### SHORT EXERCISE
A verbatim copy is needed of the lines from the one containing "Write a web" down to the one containing "function pts(xs, ys)", inclusive. Print it with no pictures.

### ENTRIES

[start]

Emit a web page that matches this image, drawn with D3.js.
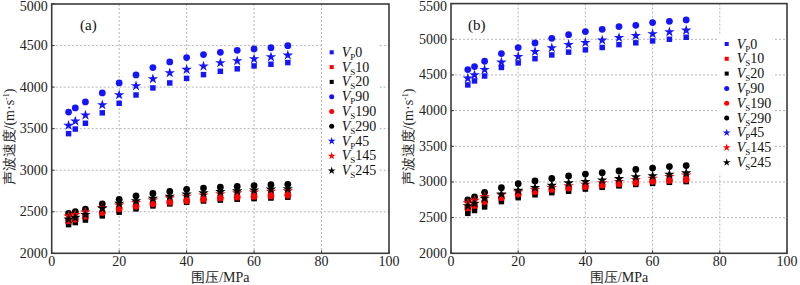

[end]
[start]

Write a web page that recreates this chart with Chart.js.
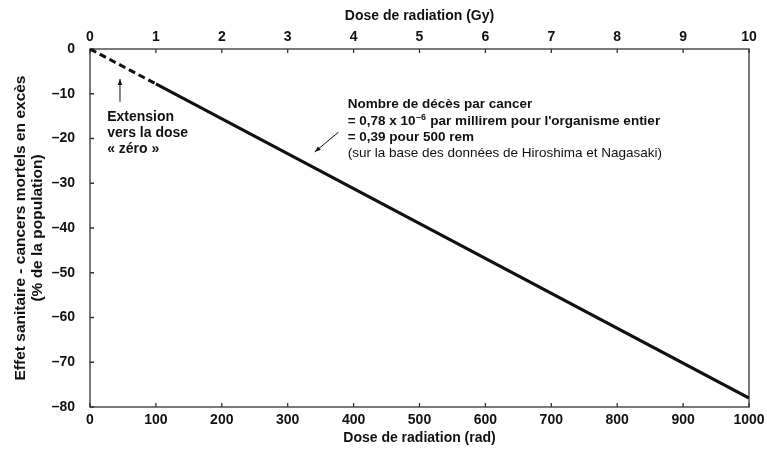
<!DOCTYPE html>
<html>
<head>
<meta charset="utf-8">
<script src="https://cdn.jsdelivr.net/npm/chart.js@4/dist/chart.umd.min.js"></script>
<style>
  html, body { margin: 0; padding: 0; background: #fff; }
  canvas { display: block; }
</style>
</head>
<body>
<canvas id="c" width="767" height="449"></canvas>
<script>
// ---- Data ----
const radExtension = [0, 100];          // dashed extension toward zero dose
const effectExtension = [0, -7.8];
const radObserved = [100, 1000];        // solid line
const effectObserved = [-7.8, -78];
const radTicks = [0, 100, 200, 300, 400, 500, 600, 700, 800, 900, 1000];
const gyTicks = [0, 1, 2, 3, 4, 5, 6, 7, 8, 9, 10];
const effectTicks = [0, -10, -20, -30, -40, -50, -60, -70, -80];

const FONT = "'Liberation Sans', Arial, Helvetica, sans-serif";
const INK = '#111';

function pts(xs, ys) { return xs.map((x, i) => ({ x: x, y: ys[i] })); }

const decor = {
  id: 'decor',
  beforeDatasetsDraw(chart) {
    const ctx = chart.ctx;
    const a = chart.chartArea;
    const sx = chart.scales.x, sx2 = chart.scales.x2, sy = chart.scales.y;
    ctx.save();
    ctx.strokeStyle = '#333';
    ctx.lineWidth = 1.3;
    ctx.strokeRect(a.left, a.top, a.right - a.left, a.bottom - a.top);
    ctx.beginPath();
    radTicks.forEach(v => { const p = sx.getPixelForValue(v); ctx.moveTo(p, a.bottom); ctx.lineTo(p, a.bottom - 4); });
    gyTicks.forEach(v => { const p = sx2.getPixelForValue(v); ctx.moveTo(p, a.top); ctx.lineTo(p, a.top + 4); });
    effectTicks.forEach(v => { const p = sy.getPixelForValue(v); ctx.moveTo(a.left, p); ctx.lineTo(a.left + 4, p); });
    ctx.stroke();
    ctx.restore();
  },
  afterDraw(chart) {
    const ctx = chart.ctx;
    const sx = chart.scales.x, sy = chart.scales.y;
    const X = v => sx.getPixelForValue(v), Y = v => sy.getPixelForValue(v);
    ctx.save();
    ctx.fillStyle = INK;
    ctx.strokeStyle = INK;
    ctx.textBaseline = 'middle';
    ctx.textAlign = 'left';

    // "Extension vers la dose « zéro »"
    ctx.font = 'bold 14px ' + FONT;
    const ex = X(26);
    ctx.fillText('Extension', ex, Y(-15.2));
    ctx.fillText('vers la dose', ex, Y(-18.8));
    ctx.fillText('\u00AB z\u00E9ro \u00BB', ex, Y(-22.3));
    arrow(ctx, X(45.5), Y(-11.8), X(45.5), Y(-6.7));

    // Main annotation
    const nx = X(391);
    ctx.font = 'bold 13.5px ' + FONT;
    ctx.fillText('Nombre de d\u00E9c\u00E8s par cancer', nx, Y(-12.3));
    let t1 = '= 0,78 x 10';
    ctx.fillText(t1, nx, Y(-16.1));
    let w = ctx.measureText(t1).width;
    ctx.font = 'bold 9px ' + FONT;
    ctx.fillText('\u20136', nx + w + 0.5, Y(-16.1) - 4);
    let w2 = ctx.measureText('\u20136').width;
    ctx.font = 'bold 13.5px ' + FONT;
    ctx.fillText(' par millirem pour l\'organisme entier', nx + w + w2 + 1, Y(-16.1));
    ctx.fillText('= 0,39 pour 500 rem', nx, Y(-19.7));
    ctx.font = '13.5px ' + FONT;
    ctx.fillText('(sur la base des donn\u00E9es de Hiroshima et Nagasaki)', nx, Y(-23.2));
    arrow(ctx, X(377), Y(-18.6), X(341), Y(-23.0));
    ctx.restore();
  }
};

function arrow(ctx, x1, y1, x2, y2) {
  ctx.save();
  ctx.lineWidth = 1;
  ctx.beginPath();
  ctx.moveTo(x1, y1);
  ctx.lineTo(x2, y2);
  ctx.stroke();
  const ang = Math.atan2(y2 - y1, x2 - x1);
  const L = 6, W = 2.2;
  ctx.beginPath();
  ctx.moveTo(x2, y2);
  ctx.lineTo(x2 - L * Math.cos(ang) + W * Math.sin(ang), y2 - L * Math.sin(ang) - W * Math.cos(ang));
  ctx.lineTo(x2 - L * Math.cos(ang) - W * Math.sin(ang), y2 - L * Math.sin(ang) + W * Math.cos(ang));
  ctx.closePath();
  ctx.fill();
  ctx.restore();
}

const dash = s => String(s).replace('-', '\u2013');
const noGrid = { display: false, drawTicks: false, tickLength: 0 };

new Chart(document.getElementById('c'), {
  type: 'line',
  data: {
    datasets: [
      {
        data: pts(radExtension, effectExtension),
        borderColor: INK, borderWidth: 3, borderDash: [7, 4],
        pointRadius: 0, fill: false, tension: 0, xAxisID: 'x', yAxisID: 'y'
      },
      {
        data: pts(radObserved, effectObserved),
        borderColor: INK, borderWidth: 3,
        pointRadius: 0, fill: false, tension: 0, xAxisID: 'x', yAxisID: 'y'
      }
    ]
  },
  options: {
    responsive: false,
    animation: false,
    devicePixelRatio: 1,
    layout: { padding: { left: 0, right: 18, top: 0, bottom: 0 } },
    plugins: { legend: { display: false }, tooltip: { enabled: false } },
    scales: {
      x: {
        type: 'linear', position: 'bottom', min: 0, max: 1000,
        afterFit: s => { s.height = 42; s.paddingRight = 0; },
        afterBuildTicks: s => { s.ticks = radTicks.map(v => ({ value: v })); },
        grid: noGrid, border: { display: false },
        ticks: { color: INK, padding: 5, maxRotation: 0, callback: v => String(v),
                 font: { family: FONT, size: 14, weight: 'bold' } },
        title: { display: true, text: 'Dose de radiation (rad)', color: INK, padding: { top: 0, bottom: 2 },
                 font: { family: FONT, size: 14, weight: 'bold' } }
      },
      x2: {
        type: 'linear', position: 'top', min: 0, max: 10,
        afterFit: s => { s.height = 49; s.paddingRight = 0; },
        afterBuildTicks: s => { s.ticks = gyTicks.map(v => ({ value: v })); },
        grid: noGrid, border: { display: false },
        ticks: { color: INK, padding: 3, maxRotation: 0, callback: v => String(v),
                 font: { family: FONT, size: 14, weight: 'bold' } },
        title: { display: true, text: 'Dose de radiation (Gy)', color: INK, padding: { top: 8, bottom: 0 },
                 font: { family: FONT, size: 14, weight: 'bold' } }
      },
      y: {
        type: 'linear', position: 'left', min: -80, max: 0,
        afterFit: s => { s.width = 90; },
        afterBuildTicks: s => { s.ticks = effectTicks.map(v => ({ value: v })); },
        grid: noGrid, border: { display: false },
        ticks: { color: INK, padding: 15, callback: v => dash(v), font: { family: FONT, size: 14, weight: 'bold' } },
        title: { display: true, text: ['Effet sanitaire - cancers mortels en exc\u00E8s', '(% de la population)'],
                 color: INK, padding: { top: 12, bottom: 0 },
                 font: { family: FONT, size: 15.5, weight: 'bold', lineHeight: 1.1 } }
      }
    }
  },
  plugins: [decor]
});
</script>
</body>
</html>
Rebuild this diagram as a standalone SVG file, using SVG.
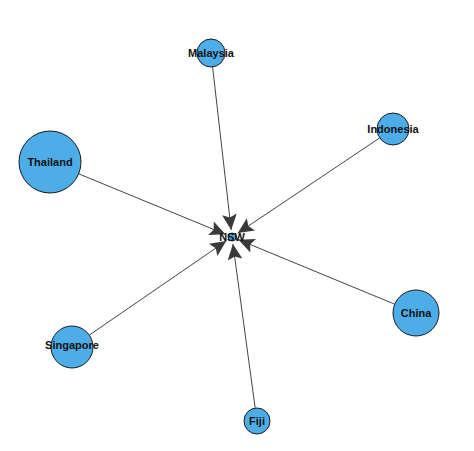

[end]

### SOLUTION TO THIS TASK
Write a web page that recreates this chart with Chart.js.
<!DOCTYPE html>
<html>
<head>
<meta charset="utf-8">
<script src="https://cdn.jsdelivr.net/npm/chart.js@4/dist/chart.umd.min.js"></script>
<style>
  html, body { margin: 0; padding: 0; background: #fff; }
  canvas { display: block; }
</style>
</head>
<body>
<canvas id="c" width="767" height="449"></canvas>
<script>
// ---- Data ----
const radExtension = [0, 100];          // dashed extension toward zero dose
const effectExtension = [0, -7.8];
const radObserved = [100, 1000];        // solid line
const effectObserved = [-7.8, -78];
const radTicks = [0, 100, 200, 300, 400, 500, 600, 700, 800, 900, 1000];
const gyTicks = [0, 1, 2, 3, 4, 5, 6, 7, 8, 9, 10];
const effectTicks = [0, -10, -20, -30, -40, -50, -60, -70, -80];

const FONT = "'Liberation Sans', Arial, Helvetica, sans-serif";
const INK = '#111';

function pts(xs, ys) { return xs.map((x, i) => ({ x: x, y: ys[i] })); }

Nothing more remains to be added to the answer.